Over the next few months, as we take inventory, clean house, and delve into our storage, we will be uploading thousands of additional items, gradually, on a near-daily basis. This will include the majority of the LPs, as well as many titles, in all formats, once thought long-gone. Many currently “sold out” items are likely to resurface.

Finally, once our general backstock is up (probably in the next two or three months) we’ll begin making our extensive stockpile of rarities available online for the first time: tons of random out-of-print titles, "deadstock," warehouse finds, secondhand collectibles, etc., accumulated over the past few decades.

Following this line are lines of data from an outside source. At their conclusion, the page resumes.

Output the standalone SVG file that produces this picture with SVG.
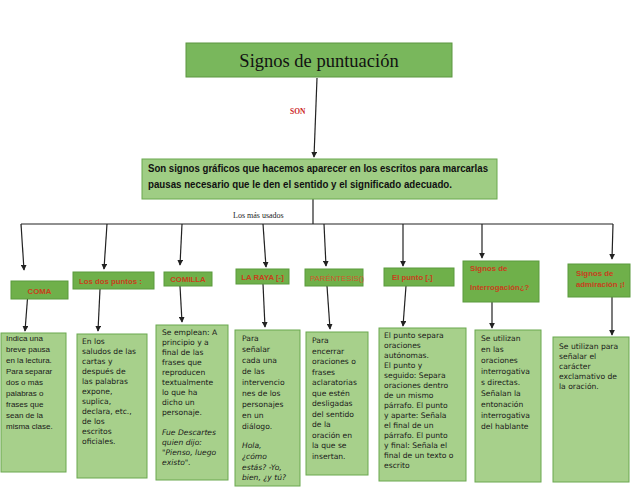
<svg xmlns="http://www.w3.org/2000/svg" width="638" height="493" viewBox="0 0 638 493">
<defs>
<style>
.hdr{fill:#6fb04a;stroke:#5a9a3c;stroke-width:1}
.body{fill:#a7d08b;stroke:#6aa84f;stroke-width:1}
.ht{font-family:"Liberation Sans",Arial,sans-serif;font-weight:bold;font-size:7.8px;fill:#c8401c}
.bt{font-family:"DejaVu Sans",Verdana,sans-serif;font-size:7.6px;fill:#1a1a1a}
.bta{font-family:"Liberation Sans",Arial,sans-serif;font-size:8px;fill:#1a1a1a}
.it{font-style:italic}
.ln{stroke:#222;stroke-width:1.2;fill:none}
</style>
<marker id="ah" viewBox="0 0 8 8" refX="7" refY="4" markerWidth="5" markerHeight="5" orient="auto">
<path d="M0,0 L8,4 L0,8 z" fill="#222"/>
</marker>
</defs>
<rect width="638" height="493" fill="#ffffff"/>

<g id="connectors">
<line class="ln" x1="317" y1="78" x2="314" y2="157" marker-end="url(#ah)"/>
<line class="ln" x1="313" y1="199" x2="313" y2="224"/>
<line class="ln" x1="21" y1="224" x2="613" y2="224"/>
<line class="ln" x1="21" y1="224" x2="24" y2="270" marker-end="url(#ah)"/>
<line class="ln" x1="107" y1="224" x2="104" y2="269" marker-end="url(#ah)"/>
<line class="ln" x1="182" y1="224" x2="180" y2="265" marker-end="url(#ah)"/>
<line class="ln" x1="263" y1="224" x2="266" y2="267" marker-end="url(#ah)"/>
<line class="ln" x1="324" y1="224" x2="326" y2="266" marker-end="url(#ah)"/>
<line class="ln" x1="403" y1="224" x2="403" y2="266" marker-end="url(#ah)"/>
<line class="ln" x1="482" y1="224" x2="482" y2="258" marker-end="url(#ah)"/>
<line class="ln" x1="613" y1="224" x2="612" y2="259" marker-end="url(#ah)"/>
<line class="ln" x1="28" y1="292" x2="25" y2="331" marker-end="url(#ah)"/>
<line class="ln" x1="100" y1="289" x2="98" y2="331" marker-end="url(#ah)"/>
<line class="ln" x1="180" y1="286" x2="182" y2="322" marker-end="url(#ah)"/>
<line class="ln" x1="263" y1="284" x2="265" y2="327" marker-end="url(#ah)"/>
<line class="ln" x1="327" y1="286" x2="330" y2="329" marker-end="url(#ah)"/>
<line class="ln" x1="406" y1="286" x2="403" y2="326" marker-end="url(#ah)"/>
<line class="ln" x1="492" y1="302" x2="492" y2="328" marker-end="url(#ah)"/>
<line class="ln" x1="612" y1="297" x2="612" y2="335" marker-end="url(#ah)"/>
<text x="290" y="114" font-family="'Liberation Serif',serif" font-weight="bold" font-size="7.5px" fill="#cc1f1f">SON</text>
<text x="233" y="218" font-family="'Liberation Serif',serif" font-size="8px" fill="#222">Los más usados</text>
</g>

<g id="title">
<rect x="186" y="43" width="266" height="34" fill="#79b75c" stroke="#5d9640"/>
<text x="319" y="67" text-anchor="middle" font-family="'Liberation Serif',serif" font-size="18.5px" fill="#111">Signos de puntuación</text>
</g>

<g id="definicion">
<rect x="142" y="159" width="355" height="40" fill="#9fcd84" stroke="#6aa84f"/>
<text font-family="'Liberation Sans',Arial,sans-serif" font-weight="bold" font-size="10px" fill="#111">
<tspan x="148" y="172" textLength="340" lengthAdjust="spacingAndGlyphs">Son signos gráficos que hacemos aparecer en los escritos para marcarlas</tspan>
<tspan x="148" y="188" textLength="304" lengthAdjust="spacingAndGlyphs">pausas necesario que le den el sentido y el significado adecuado.</tspan>
</text>
</g>

<g id="coma">
<rect class="hdr" x="11" y="281" width="57" height="18"/>
<text class="ht" x="39.5" y="293.5" text-anchor="middle" font-size="8.5px">COMA</text>
<rect class="body" x="1" y="333" width="65" height="139"/>
<text class="bta">
<tspan x="6" y="341">Indica una</tspan>
<tspan x="6" y="352">breve pausa</tspan>
<tspan x="6" y="363">en la lectura.</tspan>
<tspan x="6" y="374">Para separar</tspan>
<tspan x="6" y="385">dos o más</tspan>
<tspan x="6" y="396">palabras o</tspan>
<tspan x="6" y="407">frases que</tspan>
<tspan x="6" y="418">sean de la</tspan>
<tspan x="6" y="429">misma clase.</tspan>
</text>
</g>

<g id="dos-puntos">
<rect class="hdr" x="73" y="272" width="81" height="17"/>
<text class="ht" x="79" y="283.5">Los dos puntos :</text>
<rect class="body" x="77" y="334" width="70" height="144"/>
<text class="bt">
<tspan x="82" y="344">En los</tspan>
<tspan x="82" y="354">saludos de las</tspan>
<tspan x="82" y="364">cartas y</tspan>
<tspan x="82" y="374">después de</tspan>
<tspan x="82" y="384">las palabras</tspan>
<tspan x="82" y="394">expone,</tspan>
<tspan x="82" y="404">suplica,</tspan>
<tspan x="82" y="414">declara, etc.,</tspan>
<tspan x="82" y="424">de los</tspan>
<tspan x="82" y="434">escritos</tspan>
<tspan x="82" y="444">oficiales.</tspan>
</text>
</g>

<g id="comilla">
<rect class="hdr" x="164" y="272" width="48" height="14"/>
<text class="ht" x="188" y="282" text-anchor="middle">COMILLA</text>
<rect class="body" x="156" y="325" width="72" height="155"/>
<text class="bt">
<tspan x="162" y="335">Se emplean:  A</tspan>
<tspan x="162" y="345">principio y a</tspan>
<tspan x="162" y="355">final de las</tspan>
<tspan x="162" y="365">frases que</tspan>
<tspan x="162" y="375">reproducen</tspan>
<tspan x="162" y="385">textualmente</tspan>
<tspan x="162" y="395">lo que ha</tspan>
<tspan x="162" y="405">dicho un</tspan>
<tspan x="162" y="415">personaje.</tspan>
<tspan class="it" x="162" y="435">Fue Descartes</tspan>
<tspan class="it" x="162" y="445">quien dijo:</tspan>
<tspan class="it" x="162" y="455">"Pienso, luego</tspan>
<tspan class="it" x="162" y="465">existo".</tspan>
</text>
</g>

<g id="raya">
<rect class="hdr" x="236" y="269" width="53" height="15"/>
<text class="ht" x="262.5" y="279.5" text-anchor="middle">LA RAYA [-]</text>
<rect class="body" x="235" y="330" width="65" height="156"/>
<text class="bt">
<tspan x="242" y="341">Para</tspan>
<tspan x="242" y="352">señalar</tspan>
<tspan x="242" y="363">cada una</tspan>
<tspan x="242" y="374">de las</tspan>
<tspan x="242" y="385">intervencio</tspan>
<tspan x="242" y="396">nes de los</tspan>
<tspan x="242" y="407">personajes</tspan>
<tspan x="242" y="418">en un</tspan>
<tspan x="242" y="429">diálogo.</tspan>
<tspan class="it" x="242" y="448">Hola,</tspan>
<tspan class="it" x="242" y="459">¿cómo</tspan>
<tspan class="it" x="242" y="470">estás? -Yo,</tspan>
<tspan class="it" x="242" y="480">bien, ¿y tú?</tspan>
</text>
</g>

<g id="parentesis">
<rect class="hdr" x="305" y="269" width="58" height="17"/>
<text x="310" y="280.5" font-family="'Liberation Sans',Arial,sans-serif" font-size="7.8px" fill="#d4552a">PARÉNTESIS()</text>
<rect class="body" x="306" y="332" width="62" height="143"/>
<text class="bt">
<tspan x="312" y="343">Para</tspan>
<tspan x="312" y="353.5">encerrar</tspan>
<tspan x="312" y="364">oraciones o</tspan>
<tspan x="312" y="374.5">frases</tspan>
<tspan x="312" y="385">aclaratorias</tspan>
<tspan x="312" y="395.5">que estén</tspan>
<tspan x="312" y="406">desligadas</tspan>
<tspan x="312" y="416.5">del sentido</tspan>
<tspan x="312" y="427">de la</tspan>
<tspan x="312" y="437.5">oración en</tspan>
<tspan x="312" y="448">la que se</tspan>
<tspan x="312" y="458.5">insertan.</tspan>
</text>
</g>

<g id="punto">
<rect class="hdr" x="384" y="268" width="70" height="18"/>
<text class="ht" x="392" y="280" font-size="8.3px">El punto  [.]</text>
<rect class="body" x="379" y="328" width="87" height="153"/>
<text class="bt">
<tspan x="384" y="338">El punto separa</tspan>
<tspan x="384" y="348">oraciones</tspan>
<tspan x="384" y="358">autónomas.</tspan>
<tspan x="384" y="368">El punto y</tspan>
<tspan x="384" y="378">seguido:  Separa</tspan>
<tspan x="384" y="388">oraciones dentro</tspan>
<tspan x="384" y="398">de un mismo</tspan>
<tspan x="384" y="408">párrafo. El punto</tspan>
<tspan x="384" y="418">y aparte:  Señala</tspan>
<tspan x="384" y="428">el final de un</tspan>
<tspan x="384" y="438">párrafo. El punto</tspan>
<tspan x="384" y="448">y final:  Señala el</tspan>
<tspan x="384" y="458">final de un texto o</tspan>
<tspan x="384" y="468">escrito</tspan>
</text>
</g>

<g id="interrogacion">
<rect class="hdr" x="463" y="261" width="76" height="41"/>
<text class="ht" font-size="7.5px">
<tspan x="470" y="271">Signos de</tspan>
<tspan x="470" y="290">Interrogación¿?</tspan>
</text>
<rect class="body" x="475" y="330" width="66" height="152"/>
<text class="bt">
<tspan x="481" y="341">Se utilizan</tspan>
<tspan x="481" y="352">en las</tspan>
<tspan x="481" y="363">oraciones</tspan>
<tspan x="481" y="374">interrogativa</tspan>
<tspan x="481" y="385">s directas.</tspan>
<tspan x="481" y="396">Señalan  la</tspan>
<tspan x="481" y="407">entonación</tspan>
<tspan x="481" y="418">interrogativa</tspan>
<tspan x="481" y="429">del hablante</tspan>
</text>
</g>

<g id="admiracion">
<rect class="hdr" x="568" y="264" width="62" height="33"/>
<text class="ht" font-size="7.5px">
<tspan x="576" y="276">Signos de</tspan>
<tspan x="576" y="287">admiración ¡!</tspan>
</text>
<rect class="body" x="553" y="337" width="76" height="145"/>
<text class="bt">
<tspan x="559" y="349">Se utilizan para</tspan>
<tspan x="559" y="359">señalar el</tspan>
<tspan x="559" y="369">carácter</tspan>
<tspan x="559" y="379">exclamativo de</tspan>
<tspan x="559" y="389">la oración.</tspan>
</text>
</g>
</svg>
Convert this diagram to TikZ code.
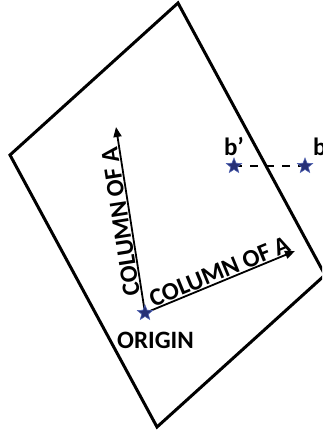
\documentclass[tikz,border=0pt]{standalone}
\usepackage{fontspec}
\setmainfont{Carlito}
\usepackage{xcolor}
\usepackage{tikz}
\usetikzlibrary{shapes.geometric, arrows.meta, positioning, calc}
\definecolor{StarFill}{RGB}{38, 48, 118}
\definecolor{StarEdge}{RGB}{82, 100, 178}

\tikzset{
  starpt/.style={star, star points=5, star point ratio=2.3, inner sep=0pt,
    minimum size=16pt, fill=StarFill, draw=StarEdge, line width=0.6pt},
  vecarrow/.style={line width=1.8pt, -{Triangle[length=10pt, width=8pt]}},
  txtlbl/.style={font=\fontsize{25}{27}\selectfont\bfseries, inner sep=1.5pt}
}

\begin{document}
\begin{tikzpicture}[x=1pt, y=-1pt]
    \useasboundingbox (0,0) rectangle (322,435);
    \clip (0,0) rectangle (322,435);

    % the plane spanned by the columns
    \draw[line width=3pt, line join=miter]
      (178,3) -- (10,155) -- (157,427) -- (325,275) -- cycle;

    \coordinate (colone) at (116,127);
    \coordinate (coltwo) at (295,251);

    \draw[vecarrow] (145,313) -- (colone);
    \draw[vecarrow] (145,313) -- (coltwo);
    \draw[line width=1.6pt, dash pattern=on 8pt off 8pt] (234,166) -- (305,166);

    \node[starpt] (origin) at (145,313) {};
    \node[starpt] (bproj) at (234,166) {};
    \node[starpt] (bvec) at (305,166) {};

    \path (origin) -- (coltwo) node[txtlbl, midway, sloped, above] {COLUMN OF A};
    \node[txtlbl, rotate=98.9, anchor=south] at ($(origin)!0.5!(colone)$) {COLUMN OF A};

    \node[txtlbl, anchor=center] (originlbl) at (155.5,340.5) {ORIGIN};
    \node[txtlbl, above=0pt of bproj] (bprojlbl) {b’};
    \node[txtlbl, anchor=base west, inner sep=0pt] (bveclbl) at ($(bvec)+(8,-10)$) {b};
  \end{tikzpicture}
\end{document}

Frequent/returning customers will be getting early access to these items. Details to follow on how this will work (a priority mailing list? a 'frequent flyer'-like program?), but it will not be based on dollars spent. We want to reward those who consistently support us, especially in the discogs marketplace era (to those who show up trying to poach five copies of a one-off rarity, and nothing else, ever… ¯\_(ツ)_/¯ ).

So—we suggest you take some time to dig through the site—even we’ve been surprised by what’s been turning up, and there’s much more to come.